Figure 2.20 A false color image of the corona, made from three exposures taken by SOHO. Blue shows plasma at a temperature of 1–1.5 million degrees Celsius, green 1.5–2 million degrees, and red hotter than 2.5 million degrees. A dark coronal hole is visible at upper right.

(ESA/NASA)

Observations show that coronal heating is more intense in regions with stronger magnetic fields. It is also generally accepted that the origin of coronal heating and activity probably lies in the photosphere and the underlying convective zone. Since convection causes rapid, turbulent motion of the gases in the photosphere, the magnetic field lines emerging from the surface are bent or mixed. This may result in the creation of waves along the magnetic field lines, or the formation of magnetic discontinuities and reconnections in the corona.

Several physical processes have been proposed to explain coronal heating. One is “wave‐heating,” involving waves in the gas that propagate along the magnetic field lines and then dissipate in the corona.⁸

Another is “microflare heating,” when a great number of extremely small‐scale flares dissipate magnetic energy in the corona through a process called magnetic reconnection. This occurs when magnetic field lines behave rather like rubber bands, snapping and then reconnecting with lines of opposite polarity.

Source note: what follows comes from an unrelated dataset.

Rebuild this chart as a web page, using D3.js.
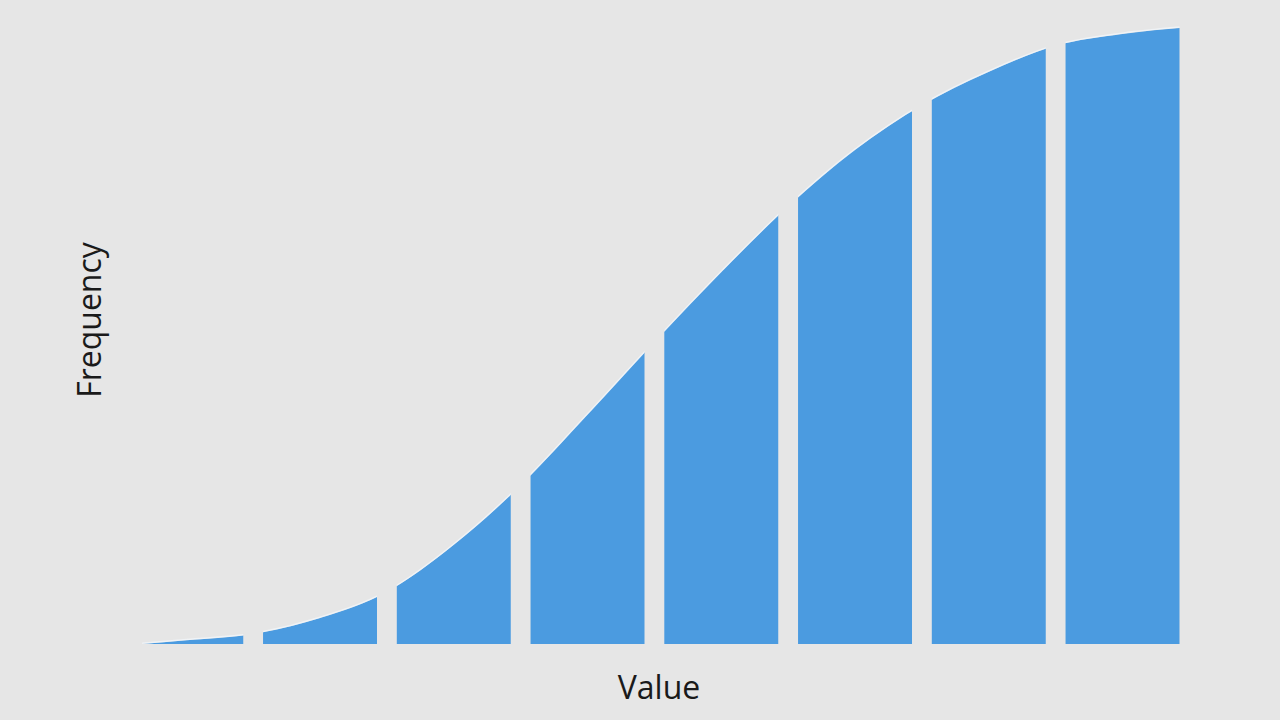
<!DOCTYPE html>
<html><head><meta charset="utf-8">
<script src="https://cdn.jsdelivr.net/npm/d3@7"></script>
<style>html,body{margin:0;padding:0;background:#e6e6e6;}svg{display:block;}</style>
</head><body>
<svg id="chart" width="1280" height="720"></svg>
<script>
// Bin edges (value units) and the smooth frequency curve across them
const binEdges = [0, 10, 20, 30, 40, 50, 60, 70, 80];
const curveX = [1.7, 5, 10, 15, 20, 25, 30, 35, 40, 45, 50, 55, 60, 65, 70, 75, 80];
const curveY = [0, 0.6, 1.6, 4.2, 8.4, 16, 25.6, 37, 48.7, 60, 70.6, 79.7, 86.9, 92.3, 96.5, 98.4, 99.5];
const xLabel = "Value";
const yLabel = "Frequency";

const svg = d3.select("#chart");
const x = d3.scaleLinear().domain([0, 80]).range([119.4, 1189.4]);
const y = d3.scaleLinear().domain([0, 100]).range([644, 24]);
const pad = 9.9;

const pts = curveX.map((v, i) => ({x: v, y: curveY[i]}));
const defs = svg.append("defs");
const clip = defs.append("clipPath").attr("id", "bins");
for (let i = 0; i < binEdges.length - 1; i++) {
  clip.append("rect")
    .attr("x", x(binEdges[i]) + pad)
    .attr("y", 0)
    .attr("width", x(binEdges[i + 1]) - x(binEdges[i]) - 2 * pad)
    .attr("height", y(0));
}
const area = d3.area().x(d => x(d.x)).y0(y(0)).y1(d => y(d.y)).curve(d3.curveMonotoneX);
const line = d3.line().x(d => x(d.x)).y(d => y(d.y)).curve(d3.curveMonotoneX);

const g = svg.append("g").attr("clip-path", "url(#bins)");
g.append("path").datum(pts).attr("d", area).attr("fill", "#4b9be0");
g.append("path").datum(pts).attr("d", line).attr("fill", "none")
  .attr("stroke", "#f4f8fc").attr("stroke-width", 1.5).attr("stroke-opacity", 0.7)
  .attr("transform", "translate(0,-0.8)");

svg.append("text").attr("x", 659).attr("y", 699).attr("text-anchor", "middle")
  .attr("font-family", "Open Sans, sans-serif").attr("font-size", 32).attr("fill", "#1a1a1a")
  .text(xLabel);
svg.append("text").attr("transform", "translate(101,320) rotate(-90)").attr("text-anchor", "middle")
  .attr("font-family", "Open Sans, sans-serif").attr("font-size", 32).attr("fill", "#1a1a1a")
  .text(yLabel);
</script>
</body></html>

A third candidate is spicules – the fountain‐like jets of plasma that emanate from the chromosphere (see above). Some fast‐moving spicules reach temperatures of more than 1 million degrees and cause a brightening of the corona. If even some of that super‐hot plasma stays aloft it would make a contribution to coronal heating. Spicules also carry electrical currents and generate magnetic waves.

High resolution X‐ray imaging has revealed the presence of numerous, relatively small explosions, called microflares or nanoflares. These sudden bursts of energy occur within coronal loops – thin magnetic tubes filled with very hot plasma that arch high above the surface. Although they are so small that they cannot be studied individually, so many erupt at the same time that their combined effect is quite dramatic.

Nanoflares are associated with the build‐up of considerable magnetic stress due to random shaking of the magnetic field lines that are rooted in the solar interior. In this scenario, energy is released through the reconnection of neighboring magnetic field lines with locally opposite polarity. This violent release of energy creates two jets of material at the reconnection site which are accelerated and repelled by the reconnected and highly curved magnetic field lines.

The Hinode spacecraft has measured plasma in active regions with temperatures so high that they can only be produced by impulsive energy bursts associated with storms of nanoflares.

Models based on the nanoflare theory suggest that the plasma strands within coronal loops are confined by magnetic field lines. When a nanoflare occurs, a low‐temperature, low‐density strand is rapidly heated to around 10 million degrees Celsius. Heat flows from the hot, upper part of the strand toward the base of the coronal loop, where conditions are cooler. Since the plasma at the base is denser, the heat input is only sufficient to raise its temperature to about 1 million degrees. This dense plasma then expands upward along the strand. Each coronal loop is, therefore, a collection of faint, 5–10 million degree strands, and bright, 1 million degree strands.

Although it seems that these processes play an important, and perhaps dominant, role in coronal heating, there is still some doubt over whether the amount of energy released by the nanoflares is sufficient to heat the corona.

Data from Hinode and NASA's Solar Dynamics Observatory indicate that a special kind of magnetic waves, known as Alfvén waves, may account for much of the coronal heating.⁹ These waves travel at very high speeds along the magnetic field lines that extend from the photosphere and into the corona. However, observations have shown that short‐lived spicules which shoot upward from the chromosphere wiggle sideways up to 1,000 km while they form. Advanced computer simulations suggest that these movements are caused by lateral motion of the magnetic field in the Alfvén waves.

Hinode images have also shown oscillations within solar prominences – large structures of relatively cool plasma that rise through the corona. These oscillations are widely thought to be caused by Alfvén waves propagating along the threads at speeds of about 20 km/s. Like waves crashing on a beach, they dump their energy in the corona, heating the plasma to millions of degrees.